Le départ de Vitouš en 1973 est souvent considéré comme la fin de la première ère, plus expérimentale et acoustique, de Weather Report. Ce schisme illustre une tension fondamentale dans le jazz fusion des années 70 : la balance entre la liberté artistique et l'accessibilité commerciale. Vitouš a choisi la première.

Après Weather Report, Vitouš a poursuivi une carrière prolifique en tant que leader et collaborateur, se concentrant principalement sur la contrebasse acoustique au sein de trios et de quartets.

Son travail avec le label ECM Records est particulièrement remarquable.
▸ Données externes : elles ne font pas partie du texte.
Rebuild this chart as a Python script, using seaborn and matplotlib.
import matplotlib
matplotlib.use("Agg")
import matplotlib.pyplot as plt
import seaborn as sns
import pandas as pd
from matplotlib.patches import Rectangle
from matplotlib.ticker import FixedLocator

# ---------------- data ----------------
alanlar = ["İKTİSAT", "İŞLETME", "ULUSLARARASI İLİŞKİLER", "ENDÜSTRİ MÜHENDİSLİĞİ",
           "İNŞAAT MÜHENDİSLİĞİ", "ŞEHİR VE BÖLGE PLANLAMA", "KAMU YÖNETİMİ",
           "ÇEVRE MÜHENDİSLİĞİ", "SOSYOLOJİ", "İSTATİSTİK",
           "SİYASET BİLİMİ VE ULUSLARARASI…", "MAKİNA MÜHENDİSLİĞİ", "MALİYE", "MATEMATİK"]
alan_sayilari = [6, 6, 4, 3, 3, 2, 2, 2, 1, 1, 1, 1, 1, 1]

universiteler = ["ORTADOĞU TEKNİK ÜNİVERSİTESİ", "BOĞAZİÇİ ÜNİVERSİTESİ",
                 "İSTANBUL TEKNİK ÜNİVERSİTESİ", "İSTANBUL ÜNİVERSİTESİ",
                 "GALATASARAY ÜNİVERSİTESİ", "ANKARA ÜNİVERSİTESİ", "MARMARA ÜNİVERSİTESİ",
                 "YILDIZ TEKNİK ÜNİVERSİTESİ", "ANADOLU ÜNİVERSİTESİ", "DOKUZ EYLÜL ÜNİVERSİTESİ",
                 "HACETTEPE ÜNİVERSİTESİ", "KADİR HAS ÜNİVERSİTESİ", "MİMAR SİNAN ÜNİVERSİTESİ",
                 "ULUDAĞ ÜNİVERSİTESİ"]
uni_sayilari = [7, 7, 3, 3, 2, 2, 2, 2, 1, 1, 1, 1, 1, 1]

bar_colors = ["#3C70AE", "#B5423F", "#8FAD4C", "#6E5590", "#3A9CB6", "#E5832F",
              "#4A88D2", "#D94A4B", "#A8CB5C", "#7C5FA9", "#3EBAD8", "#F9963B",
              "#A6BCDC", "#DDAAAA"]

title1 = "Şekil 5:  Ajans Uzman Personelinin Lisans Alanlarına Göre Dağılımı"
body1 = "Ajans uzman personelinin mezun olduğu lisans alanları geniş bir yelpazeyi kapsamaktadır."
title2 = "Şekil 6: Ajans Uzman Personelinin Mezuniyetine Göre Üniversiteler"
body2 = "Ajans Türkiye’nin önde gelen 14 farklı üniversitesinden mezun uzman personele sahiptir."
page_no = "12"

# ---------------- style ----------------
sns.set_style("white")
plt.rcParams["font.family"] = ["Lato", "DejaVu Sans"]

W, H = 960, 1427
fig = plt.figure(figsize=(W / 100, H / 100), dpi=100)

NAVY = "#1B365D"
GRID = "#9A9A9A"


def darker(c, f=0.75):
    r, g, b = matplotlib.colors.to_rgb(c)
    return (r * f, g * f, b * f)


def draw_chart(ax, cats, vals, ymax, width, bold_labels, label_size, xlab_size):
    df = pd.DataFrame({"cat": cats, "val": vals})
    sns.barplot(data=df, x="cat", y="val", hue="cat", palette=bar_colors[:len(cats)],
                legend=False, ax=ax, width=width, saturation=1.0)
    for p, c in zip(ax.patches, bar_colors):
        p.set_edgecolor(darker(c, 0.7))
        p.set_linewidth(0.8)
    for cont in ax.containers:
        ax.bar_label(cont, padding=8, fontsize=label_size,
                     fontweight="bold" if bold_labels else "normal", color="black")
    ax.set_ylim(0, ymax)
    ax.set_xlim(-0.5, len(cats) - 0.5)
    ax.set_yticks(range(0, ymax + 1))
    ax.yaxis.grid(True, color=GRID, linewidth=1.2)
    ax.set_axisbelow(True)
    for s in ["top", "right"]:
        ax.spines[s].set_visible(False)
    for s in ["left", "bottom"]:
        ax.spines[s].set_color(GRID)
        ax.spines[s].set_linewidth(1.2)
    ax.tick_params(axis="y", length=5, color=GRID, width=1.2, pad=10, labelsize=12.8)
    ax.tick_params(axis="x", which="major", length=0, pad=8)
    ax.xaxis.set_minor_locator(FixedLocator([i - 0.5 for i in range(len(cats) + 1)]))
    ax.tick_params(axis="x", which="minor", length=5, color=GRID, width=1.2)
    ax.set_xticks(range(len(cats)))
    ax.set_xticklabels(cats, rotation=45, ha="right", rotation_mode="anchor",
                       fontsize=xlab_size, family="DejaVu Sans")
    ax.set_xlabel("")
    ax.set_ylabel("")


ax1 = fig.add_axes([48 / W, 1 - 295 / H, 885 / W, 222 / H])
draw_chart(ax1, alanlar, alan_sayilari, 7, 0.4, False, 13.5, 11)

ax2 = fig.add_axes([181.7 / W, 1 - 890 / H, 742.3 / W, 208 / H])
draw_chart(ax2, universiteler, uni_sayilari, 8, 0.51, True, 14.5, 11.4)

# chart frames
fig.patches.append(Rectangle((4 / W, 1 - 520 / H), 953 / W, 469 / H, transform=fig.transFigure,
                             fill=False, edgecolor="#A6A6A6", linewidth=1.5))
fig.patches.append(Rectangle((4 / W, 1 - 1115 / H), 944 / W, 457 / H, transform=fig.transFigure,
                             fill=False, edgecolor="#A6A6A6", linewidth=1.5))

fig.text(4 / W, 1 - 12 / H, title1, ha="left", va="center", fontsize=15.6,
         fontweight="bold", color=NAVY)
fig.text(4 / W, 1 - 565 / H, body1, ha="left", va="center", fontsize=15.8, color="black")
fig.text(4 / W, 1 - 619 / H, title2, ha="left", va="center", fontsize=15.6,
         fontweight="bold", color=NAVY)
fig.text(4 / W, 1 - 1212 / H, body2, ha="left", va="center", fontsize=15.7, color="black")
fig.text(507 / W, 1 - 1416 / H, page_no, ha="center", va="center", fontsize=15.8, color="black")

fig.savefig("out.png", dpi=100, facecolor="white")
Il a enregistré des albums de jazz en trio exceptionnels, notamment avec le guitariste norvégien Terje Rypdal et le batteur Jack DeJohnette. Ces enregistrements mettent en lumière sa sonorité riche, son talent de compositeur, et sa capacité à créer des dialogues musicaux intimes et souvent éthérés.
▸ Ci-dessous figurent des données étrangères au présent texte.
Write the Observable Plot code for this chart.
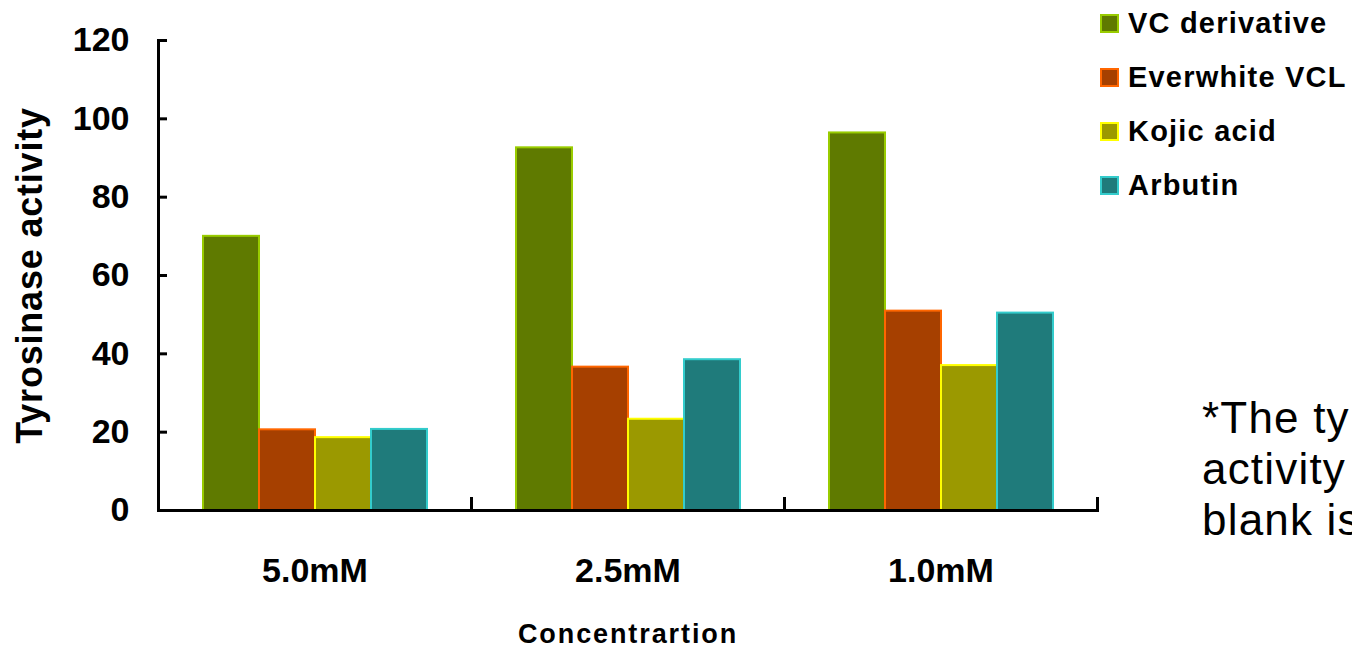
<!DOCTYPE html>
<html>
<head>
<meta charset="utf-8">
<script src="https://cdn.jsdelivr.net/npm/d3@7"></script>
<script src="https://cdn.jsdelivr.net/npm/@observablehq/plot@0.6"></script>
<style>
  html, body { margin: 0; padding: 0; background: #fff; overflow: hidden; }
  #wrap { position: relative; width: 1352px; height: 651px; overflow: hidden; font-family: "Liberation Sans", Arial, sans-serif; }
  #wrap svg [aria-label="fx-axis label"] text { letter-spacing: 1.9px; }
  #wrap svg [aria-label="y-axis label"] text { letter-spacing: 0.8px; }
  #legend { position: absolute; left: 1100px; top: -4px; }
  .lg-row { display: flex; align-items: center; height: 54px; }
  .lg-sw { width: 19px; height: 19px; box-sizing: border-box; border: 2px solid; margin-right: 9px; }
  .lg-tx { font-weight: bold; font-size: 29px; letter-spacing: 1.2px; color: #000; white-space: nowrap; }
  #note { position: absolute; left: 1202px; top: 392px; font-size: 44px; line-height: 51px; letter-spacing: 1.2px; white-space: nowrap; color: #000; }
</style>
</head>
<body>
<div id="wrap"></div>
<script>
// ---- data ----
const concentrations = ["5.0mM", "2.5mM", "1.0mM"];
const seriesNames = ["VC derivative", "Everwhite VCL", "Kojic acid", "Arbutin"];
const vcDerivative = [70.0, 92.6, 96.4];
const everwhiteVCL = [20.6, 36.6, 50.9];
const kojicAcid    = [18.6, 23.3, 37.0];
const arbutin      = [20.7, 38.5, 50.4];
const yTicks = [0, 20, 40, 60, 80, 100, 120];
const fillColors   = ["#5f7a00", "#a64000", "#9b9900", "#1f7b7b"];
const strokeColors = ["#99cc00", "#ff6600", "#ffff00", "#33cccc"];
const noteLines = ["*The tyrosinase", "activity of the", "blank is 100%"];

const seriesValues = [vcDerivative, everwhiteVCL, kojicAcid, arbutin];
const data = concentrations.flatMap((c, i) =>
  seriesNames.map((s, j) => ({ conc: c, series: s, value: seriesValues[j][i] }))
);
const fillOf = d => fillColors[seriesNames.indexOf(d.series)];
const strokeOf = d => strokeColors[seriesNames.indexOf(d.series)];

const chart = Plot.plot({
  width: 1352,
  height: 651,
  marginLeft: 157,
  marginRight: 255,
  marginTop: 40,
  marginBottom: 141,
  style: { fontFamily: "'Liberation Sans', Arial, sans-serif", color: "#000", background: "transparent" },
  fx: { domain: concentrations, padding: 0, label: "Concentrartion" },
  x: { domain: seriesNames, paddingInner: 0, paddingOuter: 0.75, axis: null },
  y: { domain: [0, 120] },
  marks: [
    Plot.barY(data, { fx: "conc", x: "series", y: "value", fill: fillOf, stroke: strokeOf, strokeWidth: 2 }),
    Plot.ruleY([0], { stroke: "#000", strokeWidth: 3 }),
    Plot.frame({ anchor: "left", facetAnchor: "left", stroke: "#000", strokeWidth: 3 }),
    Plot.frame({ anchor: "right", stroke: "#000", strokeWidth: 3, insetTop: 458 }),
    Plot.axisY({
      ticks: yTicks, tickSize: -9, tickPadding: 38, strokeWidth: 3,
      fontSize: 34, fontWeight: "bold",
      label: null
    }),
    Plot.axisY({
      ticks: [], tickSize: 0, fontSize: 36, fontWeight: "bold",
      label: "Tyrosinase activity", labelAnchor: "center", labelArrow: "none", labelOffset: 142
    }),
    Plot.axisFx({ anchor: "bottom", tickSize: 0, tickPadding: 47, fontSize: 34, fontWeight: "bold", label: null }),
    Plot.axisFx({ anchor: "bottom", ticks: [], tickSize: 0, fontSize: 27, fontWeight: "bold",
      label: "Concentrartion", labelAnchor: "center", labelArrow: "none", labelOffset: 132 })
  ]
});

const wrap = document.getElementById("wrap");
wrap.appendChild(chart);

// legend
const legend = document.createElement("div");
legend.id = "legend";
seriesNames.forEach((s, j) => {
  const row = document.createElement("div");
  row.className = "lg-row";
  const sw = document.createElement("div");
  sw.className = "lg-sw";
  sw.style.background = fillColors[j];
  sw.style.borderColor = strokeColors[j];
  const tx = document.createElement("span");
  tx.className = "lg-tx";
  tx.textContent = s;
  row.appendChild(sw); row.appendChild(tx);
  legend.appendChild(row);
});
wrap.appendChild(legend);

// note
const note = document.createElement("div");
note.id = "note";
noteLines.forEach(t => { const d = document.createElement("div"); d.textContent = t; note.appendChild(d); });
wrap.appendChild(note);
</script>
</body>
</html>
Plus tard, dans les années 90, il s'est associé au pianiste français Michel Petrucciani, créant un trio acclamé pour son énergie et sa virtuosité.
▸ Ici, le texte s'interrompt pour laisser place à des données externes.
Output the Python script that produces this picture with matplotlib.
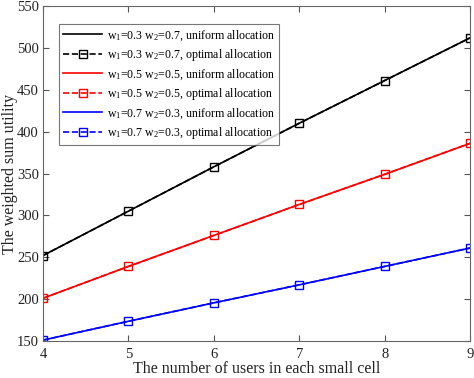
import matplotlib
matplotlib.use("Agg")
import matplotlib.pyplot as plt

plt.rcParams['font.family'] = ['Liberation Serif', 'DejaVu Serif']
plt.rcParams['mathtext.fontset'] = 'custom'
plt.rcParams['mathtext.rm'] = 'Liberation Serif'
plt.rcParams['mathtext.it'] = 'Liberation Serif:italic'

users = [4, 5, 6, 7, 8, 9]
w37_uniform = [252, 305, 358, 410, 461, 512]
w37_optimal = [252, 305, 358, 410, 461, 512]
w55_uniform = [201, 239, 276, 313, 349, 386]
w55_optimal = [201, 239, 276, 313, 349, 386]
w73_uniform = [151, 173.5, 195.5, 217, 239, 261]
w73_optimal = [151, 173.5, 195.5, 217, 239, 261]

labels = [r'w$_1$=0.3 w$_2$=0.7, uniform allocation',
          r'w$_1$=0.3 w$_2$=0.7, optimal allocation',
          r'w$_1$=0.5 w$_2$=0.5, uniform allocation',
          r'w$_1$=0.5 w$_2$=0.5, optimal allocation',
          r'w$_1$=0.7 w$_2$=0.3, uniform allocation',
          r'w$_1$=0.7 w$_2$=0.3, optimal allocation']

fig = plt.figure(figsize=(4.74, 3.78), dpi=100)
ax = fig.add_axes([0.0907, 0.098, 0.901, 0.886])

series = [(w37_uniform, w37_optimal, 'black'),
          (w55_uniform, w55_optimal, 'red'),
          (w73_uniform, w73_optimal, 'blue')]
i = 0
for uni, opt, c in series:
    ax.plot(users, uni, '-', color=c, lw=1.2, label=labels[i])
    ax.plot(users, opt, '--', color=c, lw=1.2, marker='s', markersize=5.5,
            markerfacecolor='none', markeredgewidth=1.0, label=labels[i + 1])
    i += 2

ax.set_xlim(4, 9)
ax.set_ylim(150, 550)
ax.set_xticks(users)
ax.set_yticks(range(150, 551, 50))
ax.tick_params(direction='in', top=True, right=True, labelsize=10.5, length=4,
               color='#555555', labelcolor='#222222')
ax.tick_params(axis='x', pad=5)
ax.tick_params(axis='y', pad=3)
for s in ax.spines.values():
    s.set_color('#666666')
    s.set_linewidth(0.8)
ax.set_xlabel('The number of users in each small cell', fontsize=11.5,
              labelpad=0, color='#222222')
ax.set_ylabel('The weighted sum utility', fontsize=11.5, color='#222222')
ax.yaxis.set_label_coords(-0.058, 0.5)

leg = ax.legend(loc='upper left', bbox_to_anchor=(0.037, 0.947), fontsize=8.6,
                frameon=True, fancybox=False, edgecolor='#555555',
                handlelength=3.3, handletextpad=0.35, borderpad=0.35,
                labelspacing=0.36, borderaxespad=0)
leg.get_frame().set_linewidth(0.8)

fig.savefig('out.png', dpi=100)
Au-delà de ses performances, Miroslav Vitouš est reconnu pour son travail de composition et son approche théorique de l'improvisation. Il a enseigné au prestigieux New England Conservatory of Music, partageant sa vision selon laquelle la basse est un instrument mélodique et harmonique avant d'être seulement rythmique.

Son héritage est celui d'un musicien qui a insisté sur l'importance du son personnel et de l'interplay, le jeu d'écoute et de réaction entre les musiciens. Pour les bassistes et contrebassistes, l'écoute des premiers albums de Weather Report et de ses trios ECM est un passage obligé pour comprendre comment intégrer la liberté harmonique tout en restant le fondement d'une musique.

Miroslav Vitouš n'est pas seulement le bassiste qui a aidé à démarrer une révolution ; il est le contrebassiste qui a continué à affirmer que la profondeur de l'instrument réside dans sa capacité à chanter, à converser et à explorer les confins du langage musical.